One of the very first works in Bengali Muslim literature is a book called Maqtul Husain, which was written in the 1400s and recounts the martyrdom of Imam Hussein at Karbala.
Mir Mosharraf Hossain’s 18th century poetic novel, Bishad Sindhu, arguably one of the most popular books in Bengali literature, is also about Hassan and Hussein and the events at Karbala. Bangladeshi folk theatre, jatras, almost always include a performance about Karbala, and khutbahs at most mosques in the country include a reference to Ali, Hassan, and Hussein.
None of these have any sectarian connotations; there has never been a significant Shia population in Bengal, and neither the books nor the plays are produced by Shias for Shia audiences. They are just standard components of Islamic culture in Bangladesh.
The Hussaini Dalan, which was commissioned in the 1600s by Prince Shah Shuja, a Sunni, has never inspired any hostility in all the years that it has stood.
In fact, many of the people injured in the attack were Sunnis who had gone to attend the Islamic ritual, unconcerned about which denomination it belongs to, as they have done every year for the last 400 years.
This level of harmony is common in Bangladesh, even outside an Islamic context; Hindu Pujas are routinely attended by Muslims and Hindus alike, across the country. None of this has ever been an issue in Bangladesh, not that is, until a strident and divisive Salafism started taking root here.
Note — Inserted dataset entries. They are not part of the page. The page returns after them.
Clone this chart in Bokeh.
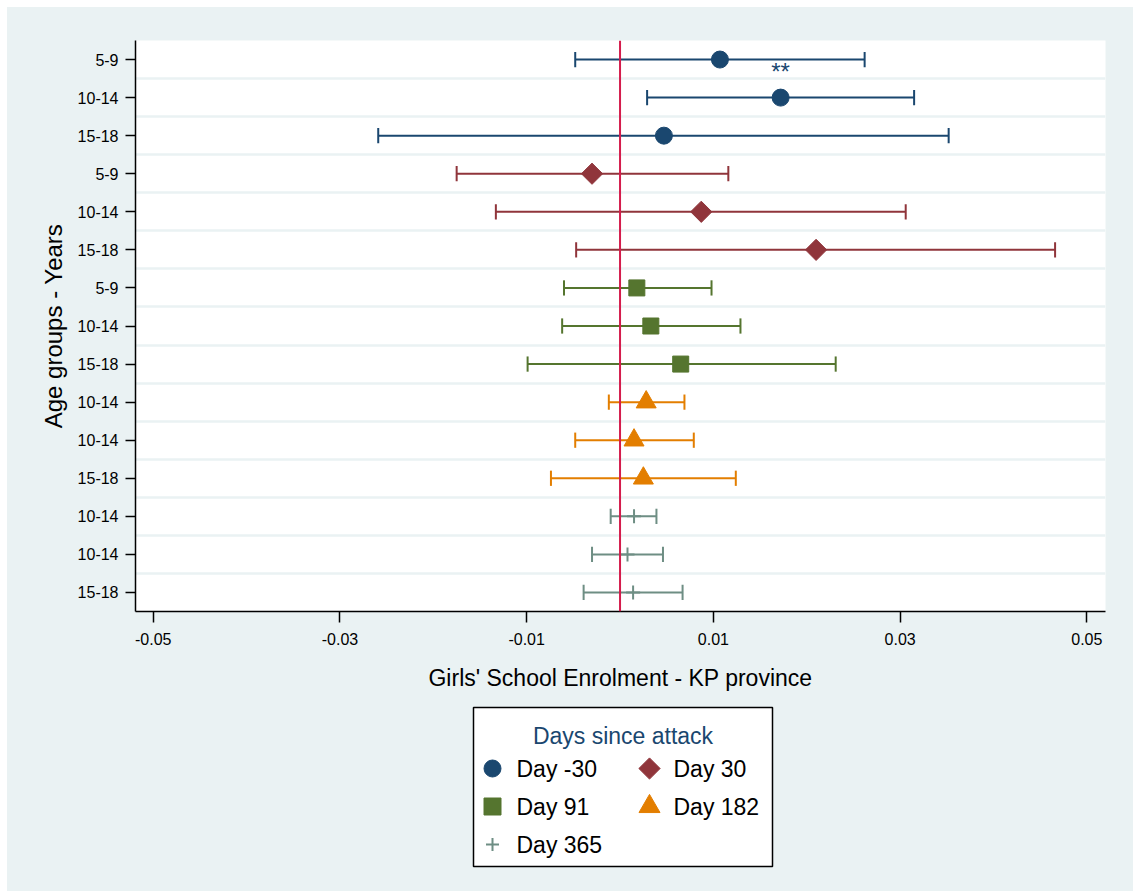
import numpy as np
from bokeh.plotting import figure
from bokeh.layouts import column
from bokeh.models import Range1d, FixedTicker, Span, ColumnDataSource
from bokeh.core.properties import value
from bokeh.embed import file_html
from bokeh.resources import INLINE

# ---------------- data ----------------
age_labels = ["5-9", "10-14", "15-18", "5-9", "10-14", "15-18", "5-9", "10-14", "15-18",
              "10-14", "10-14", "15-18", "10-14", "10-14", "15-18"]
series_of_row = [0, 0, 0, 1, 1, 1, 2, 2, 2, 3, 3, 3, 4, 4, 4]
days = ["Day -30", "Day 30", "Day 91", "Day 182", "Day 365"]
estimate = [0.0107, 0.0172, 0.0047, -0.0030, 0.0087, 0.0210, 0.0018, 0.0033, 0.0065,
            0.0028, 0.0015, 0.0025, 0.0015, 0.0008, 0.0014]
lower = [-0.0048, 0.0029, -0.0259, -0.0175, -0.0133, -0.0047, -0.0060, -0.0062, -0.0099,
         -0.0012, -0.0048, -0.0074, -0.0010, -0.0030, -0.0039]
upper = [0.0262, 0.0315, 0.0352, 0.0116, 0.0306, 0.0466, 0.0098, 0.0129, 0.0231,
         0.0069, 0.0079, 0.0124, 0.0039, 0.0046, 0.0067]
stars = ["", "**", "", "", "", "", "", "", "", "", "", "", "", "", ""]
x_ticks = [-0.05, -0.03, -0.01, 0.01, 0.03, 0.05]
x_tick_labels = ["-0.05", "-0.03", "-0.01", "0.01", "0.03", "0.05"]
x_title = "Girls' School Enrolment - KP province"
y_title = "Age groups - Years"
legend_title = "Days since attack"

# ---------------- styles ----------------
colors = ["#1a476f", "#90353b", "#55752f", "#e37e00", "#6e8e84"]
markers = ["circle", "square", "square", "triangle", "cross"]
msizes = [17, 15, 16, 20, 14]
leg_sizes = [17, 15, 17, 21, 13]
mangles = [0, np.pi / 4, 0, 0, 0]
BG = "#eaf2f3"
FONT = "Liberation Sans"
CAP = 0.2
W = 1126
BL, BR = 128, 28          # left / right borders of both strips
FRAME_W = W - BL - BR

rows = np.arange(1, len(age_labels) + 1)
est = np.array(estimate)
lo = np.array(lower)
hi = np.array(upper)
ser = np.array(series_of_row)

# ================= main plot =================
p = figure(width=W, height=693, output_backend="svg", toolbar_location=None,
           x_range=Range1d(-0.0519, 0.0520), y_range=Range1d(len(age_labels) + 0.5, 0.5),
           min_border_left=BL, min_border_right=BR, min_border_top=33, min_border_bottom=89,
           background_fill_color="white", border_fill_color=BG, outline_line_color=None)

p.xgrid.visible = False
p.ygrid.ticker = FixedTicker(ticks=list(rows[:-1] + 0.5))
p.ygrid.grid_line_color = BG
p.ygrid.grid_line_width = 2.5

p.yaxis.ticker = FixedTicker(ticks=list(rows))
p.yaxis.major_label_overrides = {int(r): lab for r, lab in zip(rows, age_labels)}
p.xaxis.ticker = FixedTicker(ticks=x_ticks)
p.xaxis.major_label_overrides = {t: lab for t, lab in zip(x_ticks, x_tick_labels)}
for ax in (p.xaxis[0], p.yaxis[0]):
    ax.axis_line_color = "black"
    ax.axis_line_width = 1.5
    ax.major_tick_line_color = "black"
    ax.major_tick_line_width = 1.5
    ax.major_tick_in = 0
    ax.minor_tick_out = 0
    ax.minor_tick_in = 0
    ax.major_label_text_font = FONT
    ax.major_label_text_font_size = "16px"
    ax.major_label_text_color = "black"
    ax.axis_label_text_font = FONT
    ax.axis_label_text_font_style = "normal"
    ax.axis_label_text_color = "black"
p.xaxis.major_tick_out = 11
p.yaxis.major_tick_out = 10
p.xaxis.major_label_standoff = 10
p.yaxis.major_label_standoff = 7
p.xaxis.axis_label = x_title
p.yaxis.axis_label = y_title
p.xaxis.axis_label_text_font_size = "23px"
p.yaxis.axis_label_text_font_size = "24px"
p.xaxis.axis_label_standoff = 17
p.yaxis.axis_label_standoff = 8

p.add_layout(Span(location=0, dimension="height", line_color="#d41c4c", line_width=2))

for k, day in enumerate(days):
    m = ser == k
    src = ColumnDataSource(dict(y=rows[m], est=est[m], lo=lo[m], hi=hi[m],
                                y0=rows[m] - CAP, y1=rows[m] + CAP))
    p.segment(x0="lo", y0="y", x1="hi", y1="y", source=src, line_color=colors[k], line_width=2)
    p.segment(x0="lo", y0="y0", x1="lo", y1="y1", source=src, line_color=colors[k], line_width=2)
    p.segment(x0="hi", y0="y0", x1="hi", y1="y1", source=src, line_color=colors[k], line_width=2)
    if markers[k] == "cross":
        p.scatter(x="est", y="y", source=src, marker="cross", size=msizes[k],
                  line_color=colors[k], line_width=2)
    else:
        p.scatter(x="est", y="y", source=src, marker=markers[k], size=msizes[k],
                  angle=mangles[k], fill_color=colors[k], line_color=colors[k], line_width=1)

sm = np.array([s != "" for s in stars])
star_src = ColumnDataSource(dict(x=est[sm], y=rows[sm], t=[s for s in stars if s]))
p.text(x="x", y="y", text="t", source=star_src, text_font=value(FONT), text_font_size="24px",
       text_color=colors[0], text_align="center", text_baseline="alphabetic", y_offset=-26)

# ================= legend strip below (pixel coordinates) =================
STRIP_H = 191
lf = figure(width=W, height=STRIP_H, output_backend="svg", toolbar_location=None,
            x_range=Range1d(0, FRAME_W), y_range=Range1d(STRIP_H, 0),
            x_axis_type=None, y_axis_type=None,
            min_border_left=BL, min_border_right=BR, min_border_top=0, min_border_bottom=0,
            background_fill_color=BG, border_fill_color=BG, outline_line_color=None)
lf.grid.visible = False

BX, BY, BW, BH = 338, 7, 299, 159
lf.quad(left=[BX], right=[BX + BW], top=[BY], bottom=[BY + BH], fill_color="white",
        line_color="black", line_width=1.5)
lf.text(x=[BX + BW / 2], y=[BY + 28], text=[legend_title], text_font=value(FONT),
        text_font_size="23px", text_color=colors[0], text_align="center",
        text_baseline="middle")

col_step, row_step = 157, 38
for k, day in enumerate(days):
    c, r = k % 2, k // 2
    mx = BX + 19 + c * col_step
    my = BY + 61 + r * row_step
    if markers[k] == "cross":
        lf.scatter(x=[mx], y=[my], marker="cross", size=leg_sizes[k],
                   line_color=colors[k], line_width=2)
    else:
        lf.scatter(x=[mx], y=[my], marker=markers[k], size=leg_sizes[k], angle=mangles[k],
                   fill_color=colors[k], line_color=colors[k], line_width=1)
    lf.text(x=[mx + 24], y=[my], text=[day], text_font=value(FONT), text_font_size="23px",
            text_color="black", text_align="left", text_baseline="middle")

layout = column(p, lf)
layout.margin = (7, 0, 0, 7)
layout.styles = {"background-color": BG}

open("out.html", "w").write(file_html(layout, INLINE))
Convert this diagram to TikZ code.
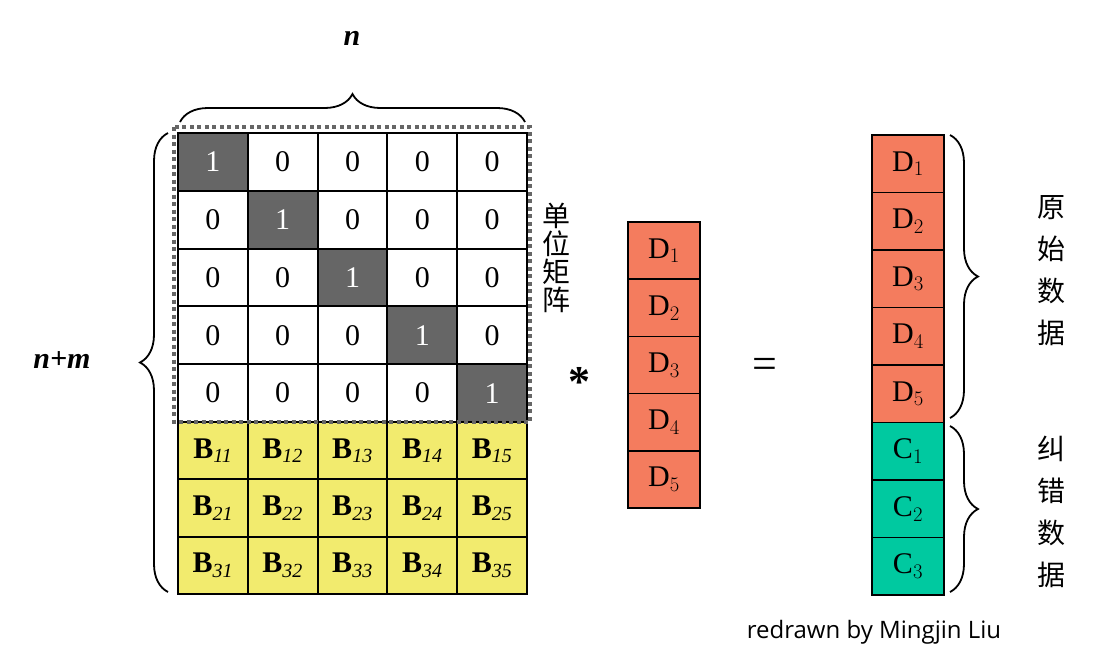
\documentclass[tikz,border=0pt]{standalone}
\usepackage{fontspec}
\setmainfont{Liberation Serif}
\newfontfamily\cjk{Noto Sans CJK SC}
\newfontfamily\sans{Open Sans}
\usetikzlibrary{decorations.pathreplacing}
\definecolor{dg}{HTML}{666666}
\definecolor{yel}{HTML}{F2EB6E}
\definecolor{org}{HTML}{F47C5E}
\definecolor{tea}{HTML}{00C9A0}
\begin{document}
\begin{tikzpicture}[x=1pt,y=-1pt,
  cell/.style={draw=black,line width=2pt,minimum width=69.8pt,minimum height=57.8pt,inner sep=0pt,font=\fontsize{30}{30}\selectfont},
  dcell/.style={draw=black,line width=1.5pt,minimum width=72pt,minimum height=57.3pt,inner sep=0pt,font=\fontsize{30}{30}\selectfont},
  br/.style={decorate,decoration={brace,amplitude=28pt},line width=1.8pt},
  cjkl/.style={font=\cjk\fontsize{28}{34}\selectfont,align=center}]
\useasboundingbox (0,0) rectangle (1096,657);
% identity
\foreach \r in {1,...,5}{\foreach \c in {1,...,5}{
  \pgfmathsetmacro\xx{178+69.8*(\c-0.5)}\pgfmathsetmacro\yy{133+57.8*(\r-0.5)}
  \ifnum\r=\c
    \node[cell,fill=dg,text=white] (i\r\c) at (\xx,\yy) {1};
  \else
    \node[cell,fill=white] (i\r\c) at (\xx,\yy) {0};
  \fi}}
\foreach \r in {1,2,3}{\foreach \c in {1,...,5}{
  \pgfmathsetmacro\xx{178+69.8*(\c-0.5)}\pgfmathsetmacro\yy{422+57.4*(\r-0.5)}
  \node[cell,fill=yel,minimum height=57.4pt] (b\r\c) at (\xx,\yy) {\textbf{B}$_{\textit{\fontsize{20}{20}\selectfont\r\c}}$};}}
\draw[dg,line width=4pt,dash pattern=on 4pt off 3.5pt] (174,127) rectangle (530,422);
\node[cjkl,anchor=center] (lbl) at (556,258) {单\\[-6pt]位\\[-6pt]矩\\[-6pt]阵};
% D vector
\foreach \i in {1,...,5}{
  \node[dcell,fill=org] (d\i) at (664,{222+57.2*(\i-0.5)}) {D$_{\i}$};}
% result
\foreach \i in {1,...,5}{
  \node[dcell,fill=org] (r\i) at (908,{135+57.5*(\i-0.5)}) {D$_{\i}$};}
\foreach \i in {1,2,3}{
  \node[dcell,fill=tea] (c\i) at (908,{422.5+57.5*(\i-0.5)}) {C$_{\i}$};}
\node[font=\fontsize{44}{44}\selectfont\bfseries] (star) at (579,382) {*};
\node[font=\fontsize{44}{44}\selectfont] (eq) at (765,368) {=};
% braces
\draw[br] (180,122) -- (525,122);
\node[font=\fontsize{30}{30}\selectfont\bfseries\itshape] (n) at (352,38) {n};
\draw[br] (168,592) -- (168,133);
\node[font=\fontsize{30}{30}\selectfont\bfseries\itshape] (nm) at (62,360) {n+m};
\draw[br] (950,135) -- (950,418);
\draw[br] (950,426) -- (950,592);
\node[cjkl] (t1) at (1051,271) {原\\[8pt]始\\[8pt]数\\[8pt]据};
\node[cjkl] (t2) at (1051,512) {纠\\[8pt]错\\[8pt]数\\[8pt]据};
\node[font=\sans\fontsize{24}{24}\selectfont] (cr) at (874,632) {redrawn by Mingjin Liu};
\end{tikzpicture}
\end{document}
For nearly two decades now, the syncretic nature of Bengali Islam has been strategically subverted by a virulent new strain of Muslim thought, which seeks to “purge” Muslim countries of influences it arbitrarily deems impure.
Taking its cues from movements in other Muslims countries, movements that are coalescing, alarmingly, into a single, global phenomenal, Salafists in Bangladesh have taken shots at a range of rituals, practices, and beliefs that are warp and weft of the country’s religious fabric.
Bit by bit, they are advancing, supplanting Bengal’s indigenous spirituality with a distorted, imported ideology that seeks to create a Wahhabi-inspired society that will adhere to only one point of view -- theirs.
They have attacked virtually everyone that contradicts this singular perspective -- taking lives from among minorities, secularists, atheists, writers, artists, musicians, teachers, and Sufis.
But that’s a good thing, really. Instead of being shocked by the breadth of their hatred we should recognise it as an opportunity to fuse together and face our common enemy as a solid, united front.
The fact that they are taking on so many groups only means that they have several opponents to deal with at the same time, something that is a challenge even for the strongest of fighters.
We have to recognise them as a threat to our collective existence, and not just to certain parts, and stand against them as one, because if we don’t, we will be only be making true the old prophecy that goes:
“First they came for the Hindus, and I did not speak out,
Because I was not a Hindu.
Then they came for the Urdu-speakers, and I did not speak out.
Because I was not an Urdu-speaker.
Then they came for the Nationalists, and I did not speak out,
Because I was not a Nationalist.
Then they came for the Ahmadiyyas, and I did not speak out,
Because I was not an Ahmadiyya.
Then they came for the Artists, and I did not speak out,
Because I was not an Artist.
Then they came for the Secularists, and I did not speak out,
Because I was not a Secularist.
Then they came for the Bauls, and I did not speak out,
Because I was not a Baul.
Then they came for the Atheists, and I did not speak out,
Because I was not an Atheist.
Then they came for the Shias, and I did not speak out,
Because I was not a Shia.
Then they came for me -- and there was no one left to speak for me.”